To finish with such a splendid wine and food pairing experience was a truly fitting end to our time in the Douro Valley.
2020 Pacheca Branco Grande Reserva
The round and fruity Branco Grande Reserva shows the fresh acidity that is a Duoro Valley signature. Made from a blend of Viosinho and Rabigato, this wine is raised in 500 litre barrels made of oak and acacia after the initial fermentation in stainless steel tanks. Medium body with slightly fresh acidity, there are notes of melon that layer in with the citrus and mineral to create a nicely balanced wine that charms with its simplicity and refreshing characteristics.

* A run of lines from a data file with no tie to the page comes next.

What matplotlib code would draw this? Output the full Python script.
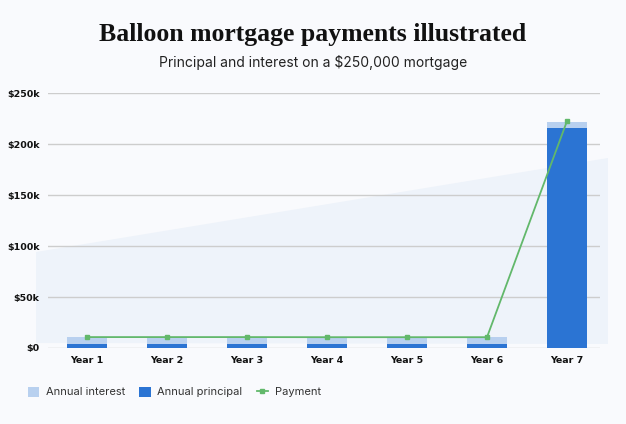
import matplotlib
matplotlib.use("Agg")
import matplotlib.pyplot as plt
from matplotlib.patches import Polygon, Patch
from matplotlib.lines import Line2D
import numpy as np

years = ["Year 1", "Year 2", "Year 3", "Year 4", "Year 5", "Year 6", "Year 7"]
principal = [3600, 3700, 3800, 3900, 4000, 4300, 216000]
interest = [6900, 6800, 6700, 6600, 6500, 6200, 5500]
payment = [10700, 10700, 10700, 10600, 10600, 10600, 222500]
yticks = [0, 50000, 100000, 150000, 200000, 250000]
ytick_labels = ["$0", "$50k", "$100k", "$150k", "$200k", "$250k"]

W, H = 626, 424
fig = plt.figure(figsize=(W / 100, H / 100), dpi=100)
fig.patch.set_facecolor("#f9fafd")

# background decorative shape (pixel coords -> figure fraction)
pts = [(36, 343), (36, 252), (608, 158), (608, 344)]
poly = Polygon([(x / W, 1 - y / H) for x, y in pts], closed=True,
               transform=fig.transFigure, facecolor="#eef3fa", edgecolor="none", zorder=-5)
fig.patches.append(poly)

ax = fig.add_axes([48 / W, 1 - 348 / H, (600 - 48) / W, (348 - 93) / H])
ax.set_zorder(1)
ax.set_facecolor("none")
x = np.arange(len(years))
ax.bar(x, principal, width=0.5, color="#2b74d3", zorder=3)
ax.bar(x, interest, width=0.5, bottom=principal, color="#b8d0ef", zorder=3)
ax.plot(x, payment, color="#62b86b", lw=1.3, marker="s", markersize=3.3,
        zorder=4, clip_on=False)

ax.set_xlim(-0.4875, 6.4125)
ax.set_ylim(0, 250000)
ax.set_yticks(yticks)
ax.set_yticklabels(ytick_labels)
ax.set_xticks(x)
ax.set_xticklabels(years)
for s in ax.spines.values():
    s.set_visible(False)
ax.grid(axis="y", color="#cdcdcd", lw=1, zorder=1)
ax.tick_params(axis="both", length=0, labelsize=6.8, colors="#111111")
ax.tick_params(axis="y", pad=6)
ax.tick_params(axis="x", pad=6)
for lab in ax.get_xticklabels() + ax.get_yticklabels():
    lab.set_fontweight("bold")
    lab.set_fontfamily("DejaVu Sans")

fig.text(0.5, 1 - 35 / H, "Balloon mortgage payments illustrated", ha="center", va="center",
         fontsize=18.5, fontweight="bold", family="Liberation Serif", color="#111111")
fig.text(0.5, 1 - 62 / H, "Principal and interest on a $250,000 mortgage", ha="center",
         va="center", fontsize=10, family="Inter", color="#222222")

handles = [Patch(facecolor="#b8d0ef", edgecolor="none"),
           Patch(facecolor="#2b74d3", edgecolor="none"),
           Line2D([0], [0], color="#62b86b", lw=1.3, marker="s", markersize=3.3)]
labels = ["Annual interest", "Annual principal", "Payment"]
leg = fig.legend(handles, labels, loc="center left", bbox_to_anchor=(18 / W, 1 - 392 / H),
                 ncol=3, frameon=False, fontsize=8, handlelength=1.0, handleheight=1.0,
                 columnspacing=1.3, handletextpad=0.6)
for t in leg.get_texts():
    t.set_color("#333333")
    t.set_fontfamily("Inter")

fig.savefig("out.png", dpi=100, facecolor=fig.get_facecolor())
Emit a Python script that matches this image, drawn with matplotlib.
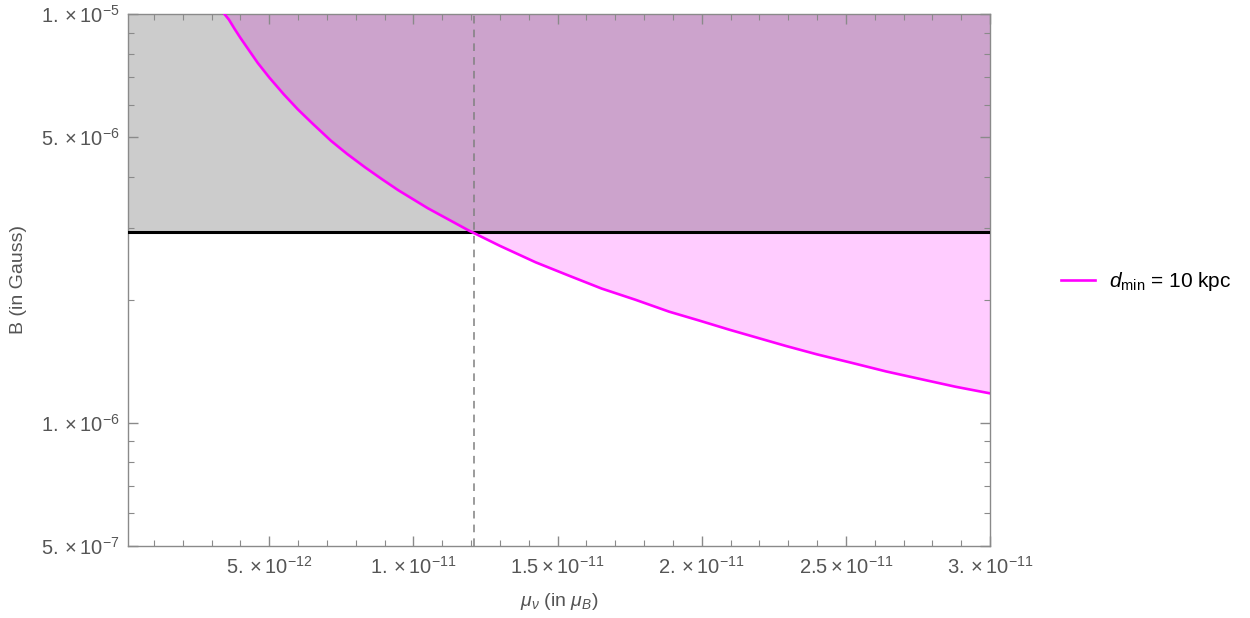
import matplotlib
matplotlib.use("Agg")
import matplotlib.pyplot as plt
from matplotlib.ticker import FixedLocator, LogLocator, NullFormatter, FixedFormatter

plt.rcParams["font.family"] = ["Liberation Sans", "DejaVu Sans"]
plt.rcParams["mathtext.fontset"] = "custom"
plt.rcParams["mathtext.rm"] = "Liberation Sans"
plt.rcParams["mathtext.it"] = "Liberation Sans:italic"
plt.rcParams["mathtext.bf"] = "Liberation Sans:bold"

# curve: mu (in mu_B) vs B (in Gauss)
mu_vals = [3.45e-12, 3.6e-12, 3.8e-12, 4.0e-12, 4.25e-12, 4.6e-12, 5.0e-12,
           5.5e-12, 5.99e-12, 6.5e-12, 7.14e-12, 7.7e-12, 8.32e-12, 8.9e-12,
           9.47e-12, 10.5e-12, 11.9e-12, 13.0e-12, 14.24e-12, 15.4e-12,
           16.53e-12, 17.7e-12, 18.87e-12, 19.9e-12, 20.95e-12, 22.94e-12,
           24.0e-12, 25.23e-12, 26.4e-12, 27.57e-12, 28.8e-12, 30.0e-12]
b_vals = [1.0e-5, 9.7e-6, 9.2e-6, 8.75e-6, 8.25e-6, 7.6e-6, 7.0e-6,
          6.37e-6, 5.85e-6, 5.4e-6, 4.9e-6, 4.55e-6, 4.22e-6, 3.95e-6,
          3.71e-6, 3.35e-6, 2.96e-6, 2.71e-6, 2.47e-6, 2.29e-6,
          2.13e-6, 2.0e-6, 1.87e-6, 1.78e-6, 1.69e-6, 1.54e-6,
          1.47e-6, 1.40e-6, 1.335e-6, 1.28e-6, 1.225e-6, 1.18e-6]

b_limit = 2.93e-6      # horizontal black line
mu_limit = 1.21e-11    # dashed vertical line

x_range = (1e-13, 3.0e-11)
y_range = (5e-7, 1e-5)

x_ticks = [5e-12, 1e-11, 1.5e-11, 2e-11, 2.5e-11, 3e-11]
x_ticklabels = [r"$5.\times10^{-12}$", r"$1.\times10^{-11}$", r"$1.5\times10^{-11}$",
                r"$2.\times10^{-11}$", r"$2.5\times10^{-11}$", r"$3.\times10^{-11}$"]
y_ticks = [5e-7, 1e-6, 5e-6, 1e-5]
y_ticklabels = [r"$5.\times10^{-7}$", r"$1.\times10^{-6}$", r"$5.\times10^{-6}$",
                r"$1.\times10^{-5}$"]

legend_label = r"$d_{\mathrm{min}}$ = 10 kpc"

TEXT = "#555555"
FRAME = "#8a8a8a"

fig = plt.figure(figsize=(12.5, 6.18), dpi=100)
ax = fig.add_axes([0.1024, 0.117, 0.6896, 0.860])
ax.set_yscale("log")
ax.set_xlim(*x_range)
ax.set_ylim(*y_range)

# pink region above the curve, grey region above the line laid over it
ax.fill_between(mu_vals, b_vals, y_range[1], color="magenta", alpha=0.2, lw=0)
ax.axhspan(b_limit, y_range[1], color="black", alpha=0.2, lw=0)

ax.plot(mu_vals, b_vals, color="magenta", lw=1.9, label=legend_label, zorder=4)
ax.axhline(b_limit, color="black", lw=2.2, zorder=3)
ax.axvline(mu_limit, color="#808080", lw=1.1, ls=(0, (5, 4)), zorder=3)

ax.xaxis.set_major_locator(FixedLocator(x_ticks))
ax.xaxis.set_major_formatter(FixedFormatter(x_ticklabels))
ax.xaxis.set_minor_locator(FixedLocator([i * 1e-12 for i in range(1, 31)]))
ax.yaxis.set_major_locator(FixedLocator(y_ticks))
ax.yaxis.set_major_formatter(FixedFormatter(y_ticklabels))
ax.yaxis.set_minor_locator(LogLocator(base=10, subs=range(2, 10)))
ax.yaxis.set_minor_formatter(NullFormatter())

ax.tick_params(which="both", direction="in", top=True, right=True,
               color=FRAME, labelcolor=TEXT, labelsize=14.5)
ax.tick_params(which="major", length=7, width=1)
ax.tick_params(which="minor", length=4, width=0.8)
ax.tick_params(axis="x", pad=7)
ax.tick_params(axis="y", pad=6)
for sp in ax.spines.values():
    sp.set_color(FRAME)
    sp.set_linewidth(1)

ax.set_xlabel(r"$\mu_\nu$ (in $\mu_B$)", color=TEXT, fontsize=14, labelpad=10)
ax.set_ylabel("B (in Gauss)", color=TEXT, fontsize=14, labelpad=10)

ax.legend(loc="center left", bbox_to_anchor=(1.061, 0.497), frameon=False,
          fontsize=15, handlelength=1.6, handletextpad=0.7)

fig.savefig("out.png", dpi=100)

2017 Pacheca Grande Reserva Touriga Nacional
Touriga Nacional is the main grape of the Duoro Valley and the grapes for this wine come from a 32 year old plot overlooking the river at 140 metres of elevation. Notes of plum and white pepper are delivered with a soft, smooth mouthfeel that shows polish and class. Medium body and medium minus tannin, this is a wine designed to deliver immediate pleasure. 18 months in French oak adds texture and a bit of spice.
2017 Lagar No. 1 Reserva
The beautiful dark purple colour informs you that this will be a wine that will impress. There is a lovely nose that evokes dark fruits such as blackberries and black cherries with hints of baking spice. On the plate the body is full with medium plus tannin. Flavours of raspberry and blueberry gain added complexity from the spice notes and bitter chocolate. A serious wine that will reward a bit more time in the cellar. Very complex.
2018 Pacheca Vintage Port
A delicious and deeply coloured vintage port that was nearly opaque in our glasses. The palate comes across as very ripe with blueberry and blackberry flavours delivered with intensity. Vanilla and clove spices add complexity and accentuate the sweetness. There is both power and elegance to this wine. Charming today, it will no doubt evolve in cool cellars for decades to come.